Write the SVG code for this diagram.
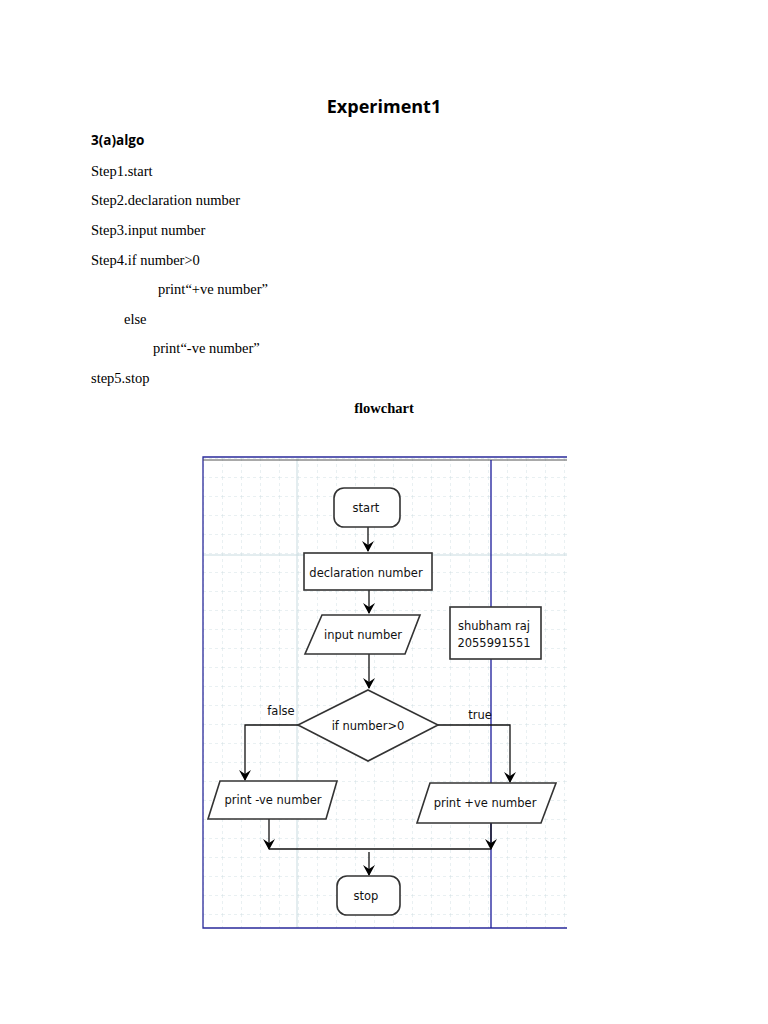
<svg xmlns="http://www.w3.org/2000/svg" width="768" height="1024" viewBox="0 0 768 1024">
<style>
.serif{font-family:"Liberation Serif",serif;font-size:14.5px;fill:#000}
.fc{font-family:"DejaVu Sans","Liberation Sans",sans-serif;font-size:11.5px;fill:#111;text-anchor:middle}
.shape{fill:#fff;stroke:#333;stroke-width:1.6}
.ln{fill:none;stroke:#111;stroke-width:1.3}
</style>
<defs>
<pattern id="grid" x="203" y="458" width="19" height="19" patternUnits="userSpaceOnUse">
<path d="M0 0H19M0 0V19" fill="none" stroke="#c8dbe0" stroke-width="0.8" stroke-dasharray="3 3"/>
</pattern>
<marker id="ah" markerWidth="10" markerHeight="10" refX="5" refY="9" orient="auto" markerUnits="userSpaceOnUse" viewBox="0 0 10 10">
<path d="M0 0L5 10L10 0L5 4Z" fill="#000" transform="rotate(0)"/>
</marker>
<marker id="ad" markerWidth="12" markerHeight="12" refX="6" refY="11" markerUnits="userSpaceOnUse" viewBox="0 0 12 12">
<path d="M0 1L6 12L12 1L6 5Z" fill="#000"/>
</marker>
</defs>
<rect width="768" height="1024" fill="#fff"/>
<text x="384" y="113" text-anchor="middle" style="font-family:'Open Sans','Liberation Sans',sans-serif;font-size:18px;font-weight:bold">Experiment1</text>
<text x="91" y="145" style="font-family:'Open Sans','Liberation Sans',sans-serif;font-size:13.5px;font-weight:bold">3(a)algo</text>
<text class="serif" x="91" y="176">Step1.start</text>
<text class="serif" x="91" y="205">Step2.declaration number</text>
<text class="serif" x="91" y="235">Step3.input number</text>
<text class="serif" x="91" y="265">Step4.if number&gt;0</text>
<text class="serif" x="158" y="294">print“+ve number”</text>
<text class="serif" x="124" y="324">else</text>
<text class="serif" x="153" y="353">print“-ve number”</text>
<text class="serif" x="91" y="383">step5.stop</text>
<text class="serif" x="384" y="413" text-anchor="middle" font-weight="bold">flowchart</text>

<g id="frame">
<rect x="203" y="458" width="364" height="470" fill="url(#grid)"/>
<line x1="297" y1="458" x2="297" y2="928" stroke="#c8dbe0" stroke-width="1"/>
<line x1="203" y1="555" x2="567" y2="555" stroke="#c8dbe0" stroke-width="1"/>
<path d="M567 457H203V928H567" fill="none" stroke="#2a2a9a" stroke-width="1.3"/>
<line x1="203" y1="460" x2="567" y2="460" stroke="#555" stroke-width="1"/>
<line x1="491" y1="460" x2="491" y2="928" stroke="#1a1a9a" stroke-width="1.3"/>
</g>

<g id="connectors">
<path class="ln" d="M368 527V551" marker-end="url(#ad)"/>
<path class="ln" d="M369 590V613" marker-end="url(#ad)"/>
<path class="ln" d="M369 654V688" marker-end="url(#ad)" stroke="#888"/>
<path class="ln" d="M298 725H245V780" marker-end="url(#ad)"/>
<path class="ln" d="M438 725H510V782" marker-end="url(#ad)"/>
<path class="ln" d="M269 819V849" marker-end="url(#ad)"/>
<path class="ln" d="M491 823V849" marker-end="url(#ad)"/>
<path class="ln" d="M269 849H491"/>
<path class="ln" d="M369 852V875" marker-end="url(#ad)" stroke="#888"/>
<text class="fc" x="281" y="715">false</text>
<text class="fc" x="480" y="719">true</text>
</g>

<g id="start"><rect class="shape" x="334" y="488" width="66" height="39" rx="10"/><text class="fc" x="366" y="512">start</text></g>
<g id="declaration"><rect class="shape" x="304" y="553" width="128" height="37"/><text class="fc" x="366" y="577">declaration number</text></g>
<g id="input"><path class="shape" d="M322 615H420L405 654H305Z"/><text class="fc" x="363" y="639">input number</text></g>
<g id="name"><rect class="shape" x="450" y="607" width="91" height="52"/><text class="fc" x="494" y="630">shubham raj</text><text class="fc" x="494" y="647">2055991551</text></g>
<g id="decision"><path class="shape" d="M368 690L438 725L368 761L298 725Z"/><text class="fc" x="368" y="730">if number&gt;0</text></g>
<g id="printneg"><path class="shape" d="M220 781H337L326 819H208Z"/><text class="fc" x="273" y="804">print -ve number</text></g>
<g id="printpos"><path class="shape" d="M430 783H556L541 823H417Z"/><text class="fc" x="485" y="807">print +ve number</text></g>
<g id="stop"><rect class="shape" x="337" y="876" width="63" height="39" rx="10"/><text class="fc" x="366" y="900">stop</text></g>
</svg>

What needs to be done —
Keep the pictures out of the copy and write out the data exactly as it stands.

Solution to this exercise —
Write the SVG code for this diagram.
<svg xmlns="http://www.w3.org/2000/svg" width="768" height="1024" viewBox="0 0 768 1024">
<style>
.serif{font-family:"Liberation Serif",serif;font-size:14.5px;fill:#000}
.fc{font-family:"DejaVu Sans","Liberation Sans",sans-serif;font-size:11.5px;fill:#111;text-anchor:middle}
.shape{fill:#fff;stroke:#333;stroke-width:1.6}
.ln{fill:none;stroke:#111;stroke-width:1.3}
</style>
<defs>
<pattern id="grid" x="203" y="458" width="19" height="19" patternUnits="userSpaceOnUse">
<path d="M0 0H19M0 0V19" fill="none" stroke="#c8dbe0" stroke-width="0.8" stroke-dasharray="3 3"/>
</pattern>
<marker id="ah" markerWidth="10" markerHeight="10" refX="5" refY="9" orient="auto" markerUnits="userSpaceOnUse" viewBox="0 0 10 10">
<path d="M0 0L5 10L10 0L5 4Z" fill="#000" transform="rotate(0)"/>
</marker>
<marker id="ad" markerWidth="12" markerHeight="12" refX="6" refY="11" markerUnits="userSpaceOnUse" viewBox="0 0 12 12">
<path d="M0 1L6 12L12 1L6 5Z" fill="#000"/>
</marker>
</defs>
<rect width="768" height="1024" fill="#fff"/>
<text x="384" y="113" text-anchor="middle" style="font-family:'Open Sans','Liberation Sans',sans-serif;font-size:18px;font-weight:bold">Experiment1</text>
<text x="91" y="145" style="font-family:'Open Sans','Liberation Sans',sans-serif;font-size:13.5px;font-weight:bold">3(a)algo</text>
<text class="serif" x="91" y="176">Step1.start</text>
<text class="serif" x="91" y="205">Step2.declaration number</text>
<text class="serif" x="91" y="235">Step3.input number</text>
<text class="serif" x="91" y="265">Step4.if number&gt;0</text>
<text class="serif" x="158" y="294">print“+ve number”</text>
<text class="serif" x="124" y="324">else</text>
<text class="serif" x="153" y="353">print“-ve number”</text>
<text class="serif" x="91" y="383">step5.stop</text>
<text class="serif" x="384" y="413" text-anchor="middle" font-weight="bold">flowchart</text>

<g id="frame">
<rect x="203" y="458" width="364" height="470" fill="url(#grid)"/>
<line x1="297" y1="458" x2="297" y2="928" stroke="#c8dbe0" stroke-width="1"/>
<line x1="203" y1="555" x2="567" y2="555" stroke="#c8dbe0" stroke-width="1"/>
<path d="M567 457H203V928H567" fill="none" stroke="#2a2a9a" stroke-width="1.3"/>
<line x1="203" y1="460" x2="567" y2="460" stroke="#555" stroke-width="1"/>
<line x1="491" y1="460" x2="491" y2="928" stroke="#1a1a9a" stroke-width="1.3"/>
</g>

<g id="connectors">
<path class="ln" d="M368 527V551" marker-end="url(#ad)"/>
<path class="ln" d="M369 590V613" marker-end="url(#ad)"/>
<path class="ln" d="M369 654V688" marker-end="url(#ad)" stroke="#888"/>
<path class="ln" d="M298 725H245V780" marker-end="url(#ad)"/>
<path class="ln" d="M438 725H510V782" marker-end="url(#ad)"/>
<path class="ln" d="M269 819V849" marker-end="url(#ad)"/>
<path class="ln" d="M491 823V849" marker-end="url(#ad)"/>
<path class="ln" d="M269 849H491"/>
<path class="ln" d="M369 852V875" marker-end="url(#ad)" stroke="#888"/>
<text class="fc" x="281" y="715">false</text>
<text class="fc" x="480" y="719">true</text>
</g>

<g id="start"><rect class="shape" x="334" y="488" width="66" height="39" rx="10"/><text class="fc" x="366" y="512">start</text></g>
<g id="declaration"><rect class="shape" x="304" y="553" width="128" height="37"/><text class="fc" x="366" y="577">declaration number</text></g>
<g id="input"><path class="shape" d="M322 615H420L405 654H305Z"/><text class="fc" x="363" y="639">input number</text></g>
<g id="name"><rect class="shape" x="450" y="607" width="91" height="52"/><text class="fc" x="494" y="630">shubham raj</text><text class="fc" x="494" y="647">2055991551</text></g>
<g id="decision"><path class="shape" d="M368 690L438 725L368 761L298 725Z"/><text class="fc" x="368" y="730">if number&gt;0</text></g>
<g id="printneg"><path class="shape" d="M220 781H337L326 819H208Z"/><text class="fc" x="273" y="804">print -ve number</text></g>
<g id="printpos"><path class="shape" d="M430 783H556L541 823H417Z"/><text class="fc" x="485" y="807">print +ve number</text></g>
<g id="stop"><rect class="shape" x="337" y="876" width="63" height="39" rx="10"/><text class="fc" x="366" y="900">stop</text></g>
</svg>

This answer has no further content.